Print nothing but the lines from the start of the listing below through the line that contains "const tickLabels = ['Jan". Do not include the pictures.

-- START Data excerpt --

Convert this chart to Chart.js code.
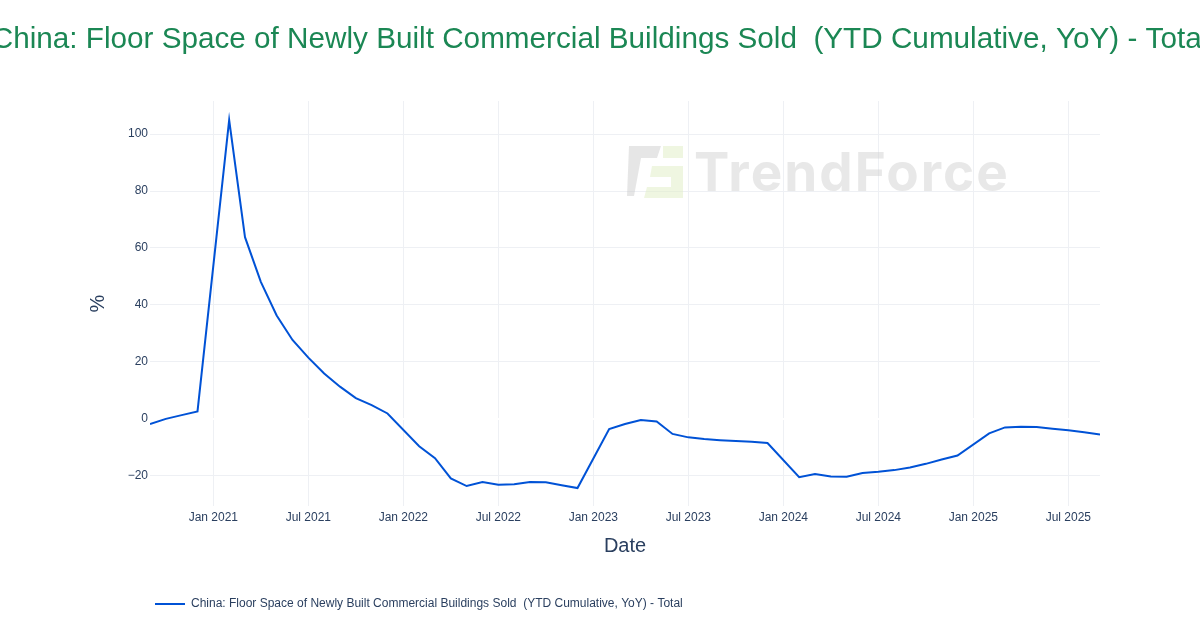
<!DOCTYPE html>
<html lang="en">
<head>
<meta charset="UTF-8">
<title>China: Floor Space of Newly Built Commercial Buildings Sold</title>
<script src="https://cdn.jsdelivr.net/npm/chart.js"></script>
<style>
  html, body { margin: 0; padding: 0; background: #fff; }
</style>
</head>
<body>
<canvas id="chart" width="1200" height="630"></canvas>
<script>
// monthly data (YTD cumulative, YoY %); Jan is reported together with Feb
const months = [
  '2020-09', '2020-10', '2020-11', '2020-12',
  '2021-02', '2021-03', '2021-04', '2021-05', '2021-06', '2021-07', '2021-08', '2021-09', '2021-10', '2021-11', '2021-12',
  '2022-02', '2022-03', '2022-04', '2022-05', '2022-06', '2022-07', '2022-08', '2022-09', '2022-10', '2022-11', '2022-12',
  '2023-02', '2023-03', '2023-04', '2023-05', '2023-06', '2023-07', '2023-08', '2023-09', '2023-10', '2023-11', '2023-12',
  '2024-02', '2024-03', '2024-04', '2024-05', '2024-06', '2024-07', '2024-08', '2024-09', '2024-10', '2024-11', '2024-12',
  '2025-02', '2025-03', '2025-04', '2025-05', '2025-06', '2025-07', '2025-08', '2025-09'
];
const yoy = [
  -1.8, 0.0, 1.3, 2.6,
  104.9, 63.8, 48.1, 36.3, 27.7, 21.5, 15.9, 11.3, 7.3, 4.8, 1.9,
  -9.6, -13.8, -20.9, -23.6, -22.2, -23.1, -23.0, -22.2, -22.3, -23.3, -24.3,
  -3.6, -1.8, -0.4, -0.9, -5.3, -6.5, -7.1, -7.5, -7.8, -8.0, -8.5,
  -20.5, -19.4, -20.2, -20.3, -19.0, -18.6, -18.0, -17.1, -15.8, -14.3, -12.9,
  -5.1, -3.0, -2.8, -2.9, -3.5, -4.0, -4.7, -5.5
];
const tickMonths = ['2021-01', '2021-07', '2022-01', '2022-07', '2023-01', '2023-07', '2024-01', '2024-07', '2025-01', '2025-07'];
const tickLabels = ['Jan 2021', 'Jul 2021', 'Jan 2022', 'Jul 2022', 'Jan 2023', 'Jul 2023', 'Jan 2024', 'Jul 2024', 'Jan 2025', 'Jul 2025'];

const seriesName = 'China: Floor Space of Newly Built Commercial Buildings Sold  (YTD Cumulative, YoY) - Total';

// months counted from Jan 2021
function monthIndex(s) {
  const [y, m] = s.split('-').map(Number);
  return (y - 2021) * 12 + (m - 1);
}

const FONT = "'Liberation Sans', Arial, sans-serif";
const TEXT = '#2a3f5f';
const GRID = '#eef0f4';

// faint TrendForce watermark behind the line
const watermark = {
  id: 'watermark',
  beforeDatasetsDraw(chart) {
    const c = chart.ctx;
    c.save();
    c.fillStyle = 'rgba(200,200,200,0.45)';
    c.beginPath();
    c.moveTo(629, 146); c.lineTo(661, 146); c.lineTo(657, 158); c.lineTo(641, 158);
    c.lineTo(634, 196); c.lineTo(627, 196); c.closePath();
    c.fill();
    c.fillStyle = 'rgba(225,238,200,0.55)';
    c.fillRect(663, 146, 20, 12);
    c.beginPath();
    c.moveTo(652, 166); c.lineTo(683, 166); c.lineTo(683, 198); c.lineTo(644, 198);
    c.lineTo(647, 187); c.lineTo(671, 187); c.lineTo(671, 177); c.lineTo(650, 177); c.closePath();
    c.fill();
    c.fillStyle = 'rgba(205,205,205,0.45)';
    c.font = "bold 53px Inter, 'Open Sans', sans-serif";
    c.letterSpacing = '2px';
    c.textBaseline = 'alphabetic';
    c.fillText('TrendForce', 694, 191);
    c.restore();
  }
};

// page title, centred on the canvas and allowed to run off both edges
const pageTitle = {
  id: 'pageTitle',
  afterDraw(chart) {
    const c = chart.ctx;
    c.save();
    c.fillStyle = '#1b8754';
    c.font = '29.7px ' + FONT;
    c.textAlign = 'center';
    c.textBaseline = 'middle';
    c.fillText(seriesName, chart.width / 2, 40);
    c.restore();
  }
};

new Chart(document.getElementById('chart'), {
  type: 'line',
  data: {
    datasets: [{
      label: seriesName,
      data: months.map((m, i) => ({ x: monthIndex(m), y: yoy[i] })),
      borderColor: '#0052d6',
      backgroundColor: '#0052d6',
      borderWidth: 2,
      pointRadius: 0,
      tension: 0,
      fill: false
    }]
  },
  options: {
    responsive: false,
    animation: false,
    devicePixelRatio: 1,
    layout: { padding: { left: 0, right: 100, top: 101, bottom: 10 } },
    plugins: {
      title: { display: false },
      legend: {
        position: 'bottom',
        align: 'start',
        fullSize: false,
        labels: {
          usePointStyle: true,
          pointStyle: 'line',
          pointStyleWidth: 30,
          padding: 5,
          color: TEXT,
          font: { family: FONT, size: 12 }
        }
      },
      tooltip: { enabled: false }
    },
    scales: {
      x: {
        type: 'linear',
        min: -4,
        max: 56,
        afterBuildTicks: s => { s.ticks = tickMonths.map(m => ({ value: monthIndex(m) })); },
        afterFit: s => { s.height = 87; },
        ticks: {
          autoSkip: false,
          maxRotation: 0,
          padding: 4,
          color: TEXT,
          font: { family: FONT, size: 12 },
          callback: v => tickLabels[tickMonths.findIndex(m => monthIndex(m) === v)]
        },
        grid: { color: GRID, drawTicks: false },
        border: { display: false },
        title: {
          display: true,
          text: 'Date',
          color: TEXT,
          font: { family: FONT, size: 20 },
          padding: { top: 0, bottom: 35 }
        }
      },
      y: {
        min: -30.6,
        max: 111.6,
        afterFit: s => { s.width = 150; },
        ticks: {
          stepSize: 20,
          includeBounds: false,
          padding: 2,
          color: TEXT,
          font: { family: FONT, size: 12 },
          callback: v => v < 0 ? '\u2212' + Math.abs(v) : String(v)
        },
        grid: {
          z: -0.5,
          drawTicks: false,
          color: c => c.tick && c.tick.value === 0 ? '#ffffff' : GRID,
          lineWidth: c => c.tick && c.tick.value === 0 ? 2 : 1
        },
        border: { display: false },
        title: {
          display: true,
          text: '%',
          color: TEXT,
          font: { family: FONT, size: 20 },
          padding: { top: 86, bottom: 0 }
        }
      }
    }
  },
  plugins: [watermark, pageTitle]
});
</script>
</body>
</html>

-- END Data excerpt --

### Written response
Convert this chart to Chart.js code.
<!DOCTYPE html>
<html lang="en">
<head>
<meta charset="UTF-8">
<title>China: Floor Space of Newly Built Commercial Buildings Sold</title>
<script src="https://cdn.jsdelivr.net/npm/chart.js"></script>
<style>
  html, body { margin: 0; padding: 0; background: #fff; }
</style>
</head>
<body>
<canvas id="chart" width="1200" height="630"></canvas>
<script>
// monthly data (YTD cumulative, YoY %); Jan is reported together with Feb
const months = [
  '2020-09', '2020-10', '2020-11', '2020-12',
  '2021-02', '2021-03', '2021-04', '2021-05', '2021-06', '2021-07', '2021-08', '2021-09', '2021-10', '2021-11', '2021-12',
  '2022-02', '2022-03', '2022-04', '2022-05', '2022-06', '2022-07', '2022-08', '2022-09', '2022-10', '2022-11', '2022-12',
  '2023-02', '2023-03', '2023-04', '2023-05', '2023-06', '2023-07', '2023-08', '2023-09', '2023-10', '2023-11', '2023-12',
  '2024-02', '2024-03', '2024-04', '2024-05', '2024-06', '2024-07', '2024-08', '2024-09', '2024-10', '2024-11', '2024-12',
  '2025-02', '2025-03', '2025-04', '2025-05', '2025-06', '2025-07', '2025-08', '2025-09'
];
const yoy = [
  -1.8, 0.0, 1.3, 2.6,
  104.9, 63.8, 48.1, 36.3, 27.7, 21.5, 15.9, 11.3, 7.3, 4.8, 1.9,
  -9.6, -13.8, -20.9, -23.6, -22.2, -23.1, -23.0, -22.2, -22.3, -23.3, -24.3,
  -3.6, -1.8, -0.4, -0.9, -5.3, -6.5, -7.1, -7.5, -7.8, -8.0, -8.5,
  -20.5, -19.4, -20.2, -20.3, -19.0, -18.6, -18.0, -17.1, -15.8, -14.3, -12.9,
  -5.1, -3.0, -2.8, -2.9, -3.5, -4.0, -4.7, -5.5
];
const tickMonths = ['2021-01', '2021-07', '2022-01', '2022-07', '2023-01', '2023-07', '2024-01', '2024-07', '2025-01', '2025-07'];
const tickLabels = ['Jan 2021', 'Jul 2021', 'Jan 2022', 'Jul 2022', 'Jan 2023', 'Jul 2023', 'Jan 2024', 'Jul 2024', 'Jan 2025', 'Jul 2025'];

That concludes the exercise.